The bird turned, head tipped, suspiciously, on one side, and it stared at him with bright eyes.
‘Say “Nevermore”,’ said Shadow.
“Fuck you.” said the raven.



Neil Gaiman. The significance of the button-eyes will not be lost on true believers.


In the same way that Dream’s castle is a large winding structure, wings and towers of which appear and disappear with his whims, American Gods is a long, rambling book. Gaiman frequently diverges from the narrative and writes in myths and how they were brought to America, such as the Ifrits of New York or the Cornish piskies who take up residence in the Carolinas. Personally, I’m all for it- if you have a big concept, write it large. For every writer who wants to write a BIG book, there are hundreds of MFA graduates who are dying to examine the mundane and realistic in endless detail, whose enthusiasm for a microscopic examination of the quotidian routine of an office worker would disgust Stendahl or Zola. American Gods is a HUGE book, and it is written in a clean and sustainable style – writing so suited to its purpose that it becomes invisible. Gaiman is not Nabokov and it is for the best, because Nabokov writing fantasy would be unbearable. 
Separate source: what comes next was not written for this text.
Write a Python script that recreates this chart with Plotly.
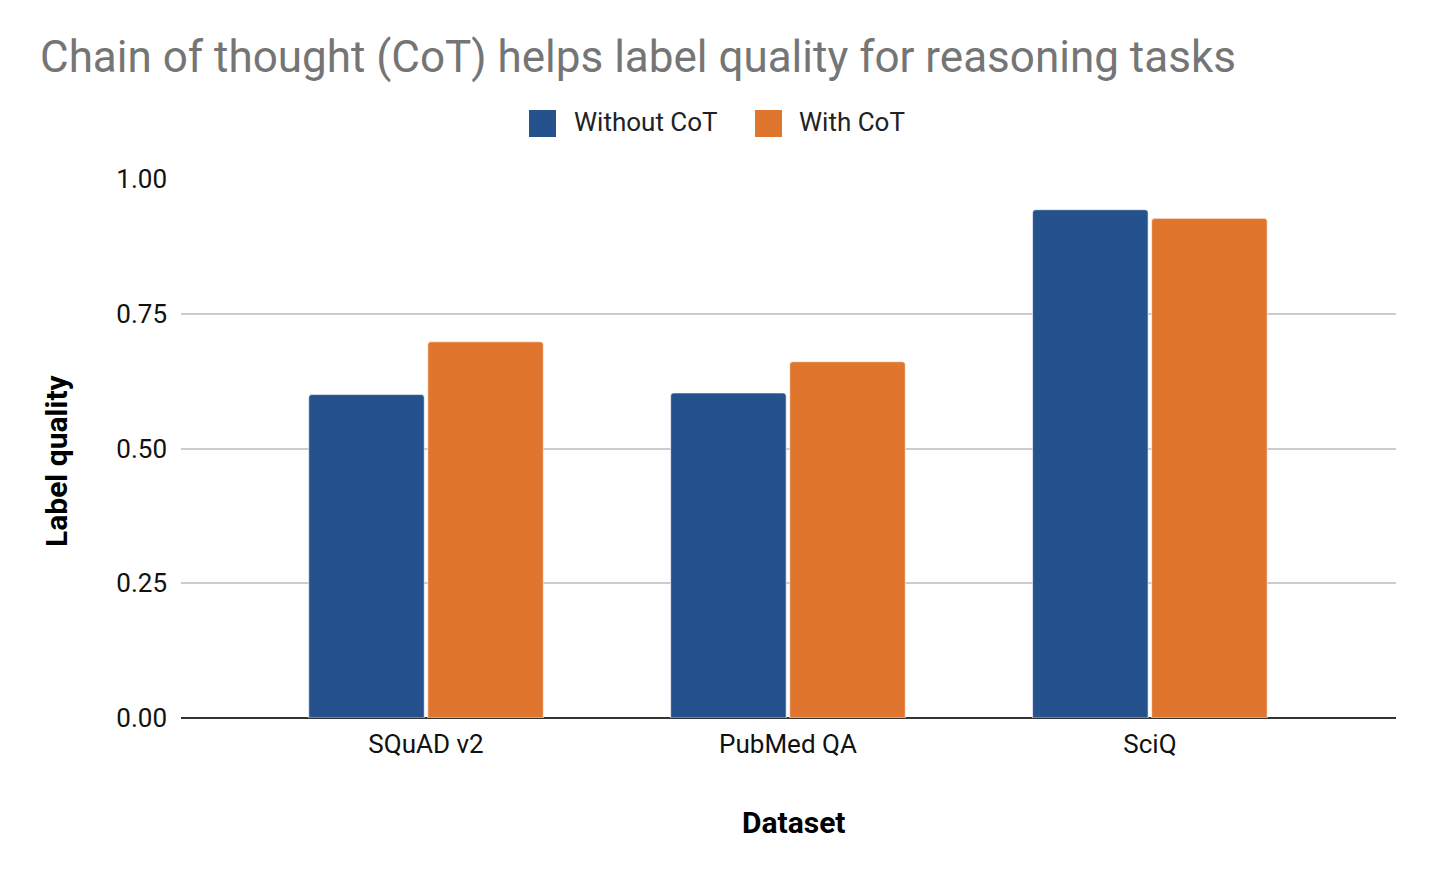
import plotly.graph_objects as go

datasets = ["SQuAD v2", "PubMed QA", "SciQ"]
without_cot = [0.600, 0.603, 0.943]
with_cot = [0.698, 0.661, 0.927]
series_names = ["Without CoT", "With CoT"]
y_ticks = [0, 0.25, 0.5, 0.75, 1.0]
y_tick_labels = ["0.00", "0.25", "0.50", "0.75", "1.00"]

BLUE = "#25528C"
ORANGE = "#E0752E"

W, H = 1432, 876
L, R, T, B = 173, 44, 171, 166
PW, PH = W - L - R, H - T - B

def px_x(px):
    return (px - L) / PW

def px_y(py):
    return (H - B - py) / PH

fig = go.Figure()
fig.add_trace(go.Bar(name=series_names[0], x=datasets, y=without_cot,
                     marker=dict(color=BLUE, line=dict(color="rgba(255,255,255,0.6)", width=1))))
fig.add_trace(go.Bar(name=series_names[1], x=datasets, y=with_cot,
                     marker=dict(color=ORANGE, line=dict(color="rgba(255,255,255,0.6)", width=1))))

# manual legend (large square swatches)
legend_items = [(series_names[0], BLUE, 521, 564), (series_names[1], ORANGE, 747, 789)]
shapes = []
annotations = []
for name, color, sx, tx in legend_items:
    shapes.append(dict(type="rect", xref="paper", yref="paper",
                       x0=px_x(sx), x1=px_x(sx + 27), y0=px_y(102), y1=px_y(129),
                       fillcolor=color, line=dict(width=0), layer="above"))
    annotations.append(dict(text=name, xref="paper", yref="paper", x=px_x(tx), y=px_y(114),
                            xanchor="left", yanchor="middle", showarrow=False,
                            font=dict(family="Roboto", size=26, color="#222222")))

# axis titles
annotations.append(dict(text="<b>Label quality</b>", xref="paper", yref="paper",
                        x=px_x(48), y=px_y(453), xanchor="center", yanchor="middle",
                        textangle=-90, showarrow=False,
                        font=dict(family="Roboto", size=30, color="#000000")))
annotations.append(dict(text="<b>Dataset</b>", xref="paper", yref="paper",
                        x=px_x(786), y=px_y(814), xanchor="center", yanchor="middle",
                        showarrow=False,
                        font=dict(family="Roboto", size=30, color="#000000")))

fig.update_layout(
    width=W, height=H,
    paper_bgcolor="white", plot_bgcolor="white",
    font=dict(family="Roboto", color="#000000", size=26),
    margin=dict(l=L, r=R, t=T, b=B),
    barmode="group", bargap=0.342, bargroupgap=0.03,
    barcornerradius=3,
    title=dict(text="Chain of thought (CoT) helps label quality for reasoning tasks",
               x=32 / W, xanchor="left", xref="container", y=1 - 49 / H, yanchor="middle", yref="container",
               font=dict(family="Roboto", size=44, color="#757575")),
    showlegend=False,
    shapes=shapes,
    annotations=annotations,
)
fig.update_xaxes(range=[-0.677, 2.68], showgrid=False, showline=False, ticks="",
                 tickfont=dict(size=26, color="#111111"), ticklabelstandoff=8)
fig.update_yaxes(range=[0, 1.0], tickvals=y_ticks, ticktext=y_tick_labels,
                 showgrid=True, gridcolor="#CCCCCC", gridwidth=2,
                 zeroline=True, zerolinecolor="#333333", zerolinewidth=2,
                 tickfont=dict(size=26, color="#111111"), ticklabelstandoff=13)

fig.write_html("out.html")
Since he is one of the handful of authors still writing that a reader might actually care to know more about, I follow Neil Gaiman’s blog. I really want him to be a sorcerer, some imperious Aleister-Crowley-type-item who lives in a dark castle somewhere and summons spirits. But he’s not. It’s disappointing how normal he is, frustrating how interested he is in his family and how childishly pleased he is whenever he does something of importance. He’s just a regular guy who really loves his dogs.

Gaiman has created something unusual for a writer in our time: a body of work. If he never writes another thing in his life, American Gods and The Sandman are enough to associate him forever with the elastic world of myth and dreams and stories.